Opinion 4 minute read
1) Define the “why”
As with any activity you undertake at work, you should know why you’re doing it. Without a clear goal in mind, you’ll have a much harder time pinpointing the right approach and you are likely to feel disappointment once your strategy has been rolled out.
You need to analyse which of your business objectives is supported by social. Usual goals of this nature tend to be:
- Improved productivity (through less time spent on emails and co-ordination)
- Improved employee satisfaction (through increased transparency within the organisation)
- Improved flow of information (through more active discussions)
- Improved customer support (through easier access to individuals able to help with specific customer problems)
2) Make it a culture thing
Another principal element to social business is company culture. Social technologies bring with them a promise of transparency, dialogue and flatter hierarchies. This means these dynamics should be present in a company’s culture to really unlock social’s full potential.
Social technologies, internal or external, are just different platforms for people to communicate. If employees are currently reluctant to speak up and voice their ideas, a social platform alone doesn’t change that. More often than not, it’s not the employees that need to understand the cultural change, but the top and middle management.
3) Leading by example
To really take off as a social business, everyone needs to be on board. This includes senior management.
When senior management leads by example every day, then you have the best shot at utilising social media to its fullest potential. The senior management team should take an active and authentic role in the community, communicating openly and respectfully with their employees.

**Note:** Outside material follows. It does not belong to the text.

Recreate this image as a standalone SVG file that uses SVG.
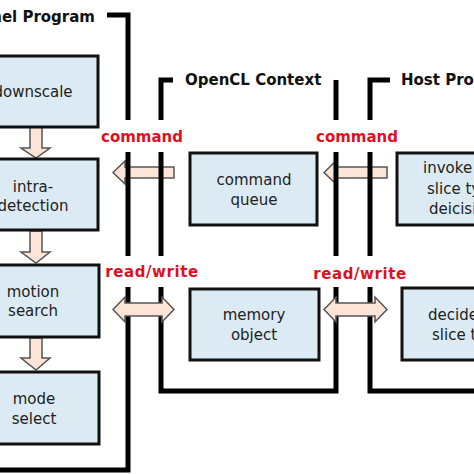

4) Create a social governance model
Start with a social media council, where all departments come together and discuss a central social media strategy for the entire company. The social media council should include representatives from PR and marketing, internal communications, IT, HR, customer support, sales, legal and others. These representatives need to be at management level, and able to make decisions about budget and resources.
5) Decide on the right tools
Whether it is Jive or Yammer, Microsoft SharePoint or IBM Connections – there’s a wide variety of social enterprise solutions out there, as long as you adopt them for the right reasons.
Bear in mind you’ll have to pilot them to identify the solution which best fits your needs, IT infrastructure and present skill set of your employees.
6) Give internal communications the social overhaul
Internal communications have the all-important task of becoming the in-house communications managers and facilitators. They need to enable the entire organisation – from CEO to trainee – guaranteeing that important information is seen by everyone using the right vehicles – no more complex articles, but instead, CEO blogposts and live Q&A sessions.
7) Enable the people (especially the CEO)
While most of your employees will use a social network in their private lives, companies need to educate individuals on how to use social technologies professionally. That means training sessions for everyone, first and foremost, senior management.
Don’t stop at “What is Facebook?” and “How do I use Twitter?”, begin with the cultural basics and etiquette that shape your social communications – teach employees how best to use social networks to reach internal goals, including reporting their successes.
8) Show your employees you mean (social) business
The transition to social business does not happen overnight. Chances are you’re still using email and important company information is packaged into newsletters. If people are given the choice between sticking with their old habits and using something new, they’ll stay within their comfort zone.
Rolling out a social approach should not be an isolated project, but have a ripple effect into the entire organisation. It starts from the top: CEO communications should only occur via social platforms, with all employee discussions either in groups or via tagged threads and live Q&A sessions. If you show them you mean business, your employees will follow.